YOUR GOAL: Each record that follows should be repeated exactly, minus any images.

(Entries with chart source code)
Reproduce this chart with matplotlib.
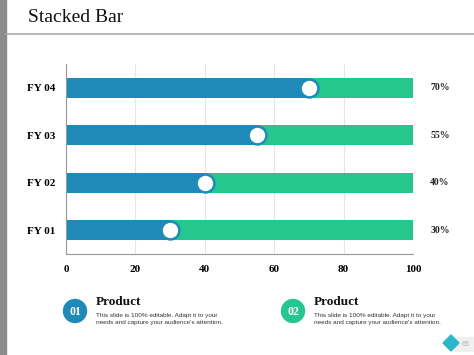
import matplotlib
matplotlib.use("Agg")
import matplotlib.pyplot as plt
from matplotlib.patches import Circle, Rectangle, RegularPolygon

# Data
years = ["FY 01", "FY 02", "FY 03", "FY 04"]
share = [30, 40, 55, 70]
pct_labels = ["30%", "40%", "55%", "70%"]
xticks = [0, 20, 40, 60, 80, 100]

blue = "#1f8ab8"
green = "#26c68f"

W, H = 474, 355
fig = plt.figure(figsize=(W / 100, H / 100), dpi=100)
serif = "Liberation Serif"
px = fig.dpi_scale_trans  # work in inches -> 100 px per unit


def P(x, y):
    # pixel coords (top-left origin) to inches
    return (x / 100, (H - y) / 100)


# slide decorations: left gray strip, title, rule
fig.patches.append(Rectangle((0, 0), 6 / W, 1, transform=fig.transFigure,
                             color="#8c8c8c", zorder=0))
fig.text(28 / W, 1 - 17 / H, "Stacked Bar", family=serif, fontsize=14,
         va="center", ha="left", color="#111111")
fig.add_artist(plt.Line2D([6 / W, 1], [1 - 34 / H] * 2, color="#aaaaaa", lw=1.2))

ax = fig.add_axes([66 / W, 1 - 254 / H, 347 / W, 190 / H])
y = range(len(years))
rest = [100 - v for v in share]
ax.barh(y, share, height=0.42, color=blue, zorder=2)
ax.barh(y, rest, left=share, height=0.42, color=green, zorder=2)
ax.scatter(share, y, s=165, facecolor="white", edgecolor=blue, linewidth=1.8, zorder=3)

ax.set_xlim(0, 100)
ax.set_ylim(-0.5, 3.5)
ax.set_xticks(xticks)
ax.set_xticklabels([str(t) for t in xticks], family=serif, fontweight="bold", fontsize=8)
ax.set_yticks(list(y))
ax.set_yticklabels(years, family=serif, fontweight="bold", fontsize=8)
ax.tick_params(length=0, pad=8)
ax.grid(axis="x", color="#e6e6e6", lw=0.8, zorder=0)
for s in ["top", "right"]:
    ax.spines[s].set_visible(False)
for s in ["left", "bottom"]:
    ax.spines[s].set_color("#999999")

for yi, lab in zip(y, pct_labels):
    ax.text(105, yi, lab, family=serif, fontweight="bold", fontsize=7,
            va="center", ha="left", color="#222222")

# bottom legend blocks
desc = "This slide is 100% editable. Adapt it to your\nneeds and capture your audience's attention."
for cx, num, col in [(75, "01", blue), (293, "02", green)]:
    fig.patches.append(Circle(P(cx, 311), 0.115, transform=px, color=col, zorder=2))
    fig.text(cx / W, 1 - 312 / H, num, family=serif, fontweight="bold", fontsize=8.5,
             color="white", ha="center", va="center")
    fig.text((cx + 21) / W, 1 - 302 / H, "Product", family=serif, fontweight="bold",
             fontsize=9.5, ha="left", va="center", color="#111111")
    fig.text((cx + 21) / W, 1 - 319 / H, desc, family="Liberation Sans", fontsize=4.6,
             ha="left", va="center", color="#333333", linespacing=1.3)

# page number marker
fig.patches.append(Rectangle(P(455, 351), 0.19, 0.14, transform=px, color="#f0f0f0", zorder=1))
fig.patches.append(RegularPolygon(P(451, 343), 4, radius=0.08, transform=px,
                                  color="#2bb6c9", zorder=2))
fig.text(466 / W, 1 - 344 / H, "66", fontsize=5, color="#aaaaaa",
         ha="center", va="center", family="Liberation Sans")

fig.savefig("out.png", dpi=100)
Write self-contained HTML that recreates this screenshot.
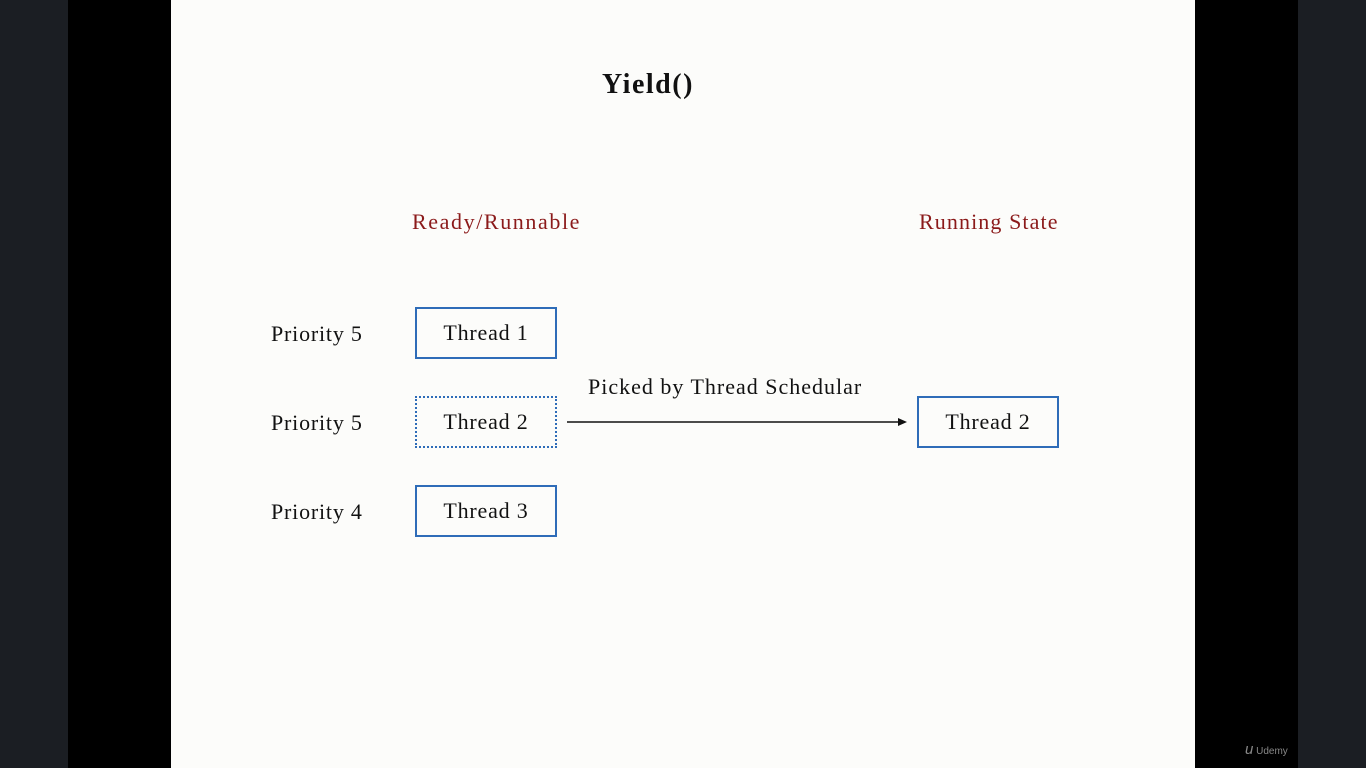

TASK ANSWER:
Reproduce this chart with matplotlib.
import matplotlib
matplotlib.use("Agg")
import matplotlib.pyplot as plt
from matplotlib.patches import Circle, Rectangle, RegularPolygon

# Data
years = ["FY 01", "FY 02", "FY 03", "FY 04"]
share = [30, 40, 55, 70]
pct_labels = ["30%", "40%", "55%", "70%"]
xticks = [0, 20, 40, 60, 80, 100]

blue = "#1f8ab8"
green = "#26c68f"

W, H = 474, 355
fig = plt.figure(figsize=(W / 100, H / 100), dpi=100)
serif = "Liberation Serif"
px = fig.dpi_scale_trans  # work in inches -> 100 px per unit


def P(x, y):
    # pixel coords (top-left origin) to inches
    return (x / 100, (H - y) / 100)


# slide decorations: left gray strip, title, rule
fig.patches.append(Rectangle((0, 0), 6 / W, 1, transform=fig.transFigure,
                             color="#8c8c8c", zorder=0))
fig.text(28 / W, 1 - 17 / H, "Stacked Bar", family=serif, fontsize=14,
         va="center", ha="left", color="#111111")
fig.add_artist(plt.Line2D([6 / W, 1], [1 - 34 / H] * 2, color="#aaaaaa", lw=1.2))

ax = fig.add_axes([66 / W, 1 - 254 / H, 347 / W, 190 / H])
y = range(len(years))
rest = [100 - v for v in share]
ax.barh(y, share, height=0.42, color=blue, zorder=2)
ax.barh(y, rest, left=share, height=0.42, color=green, zorder=2)
ax.scatter(share, y, s=165, facecolor="white", edgecolor=blue, linewidth=1.8, zorder=3)

ax.set_xlim(0, 100)
ax.set_ylim(-0.5, 3.5)
ax.set_xticks(xticks)
ax.set_xticklabels([str(t) for t in xticks], family=serif, fontweight="bold", fontsize=8)
ax.set_yticks(list(y))
ax.set_yticklabels(years, family=serif, fontweight="bold", fontsize=8)
ax.tick_params(length=0, pad=8)
ax.grid(axis="x", color="#e6e6e6", lw=0.8, zorder=0)
for s in ["top", "right"]:
    ax.spines[s].set_visible(False)
for s in ["left", "bottom"]:
    ax.spines[s].set_color("#999999")

for yi, lab in zip(y, pct_labels):
    ax.text(105, yi, lab, family=serif, fontweight="bold", fontsize=7,
            va="center", ha="left", color="#222222")

# bottom legend blocks
desc = "This slide is 100% editable. Adapt it to your\nneeds and capture your audience's attention."
for cx, num, col in [(75, "01", blue), (293, "02", green)]:
    fig.patches.append(Circle(P(cx, 311), 0.115, transform=px, color=col, zorder=2))
    fig.text(cx / W, 1 - 312 / H, num, family=serif, fontweight="bold", fontsize=8.5,
             color="white", ha="center", va="center")
    fig.text((cx + 21) / W, 1 - 302 / H, "Product", family=serif, fontweight="bold",
             fontsize=9.5, ha="left", va="center", color="#111111")
    fig.text((cx + 21) / W, 1 - 319 / H, desc, family="Liberation Sans", fontsize=4.6,
             ha="left", va="center", color="#333333", linespacing=1.3)

# page number marker
fig.patches.append(Rectangle(P(455, 351), 0.19, 0.14, transform=px, color="#f0f0f0", zorder=1))
fig.patches.append(RegularPolygon(P(451, 343), 4, radius=0.08, transform=px,
                                  color="#2bb6c9", zorder=2))
fig.text(466 / W, 1 - 344 / H, "66", fontsize=5, color="#aaaaaa",
         ha="center", va="center", family="Liberation Sans")

fig.savefig("out.png", dpi=100)
Write self-contained HTML that recreates this screenshot.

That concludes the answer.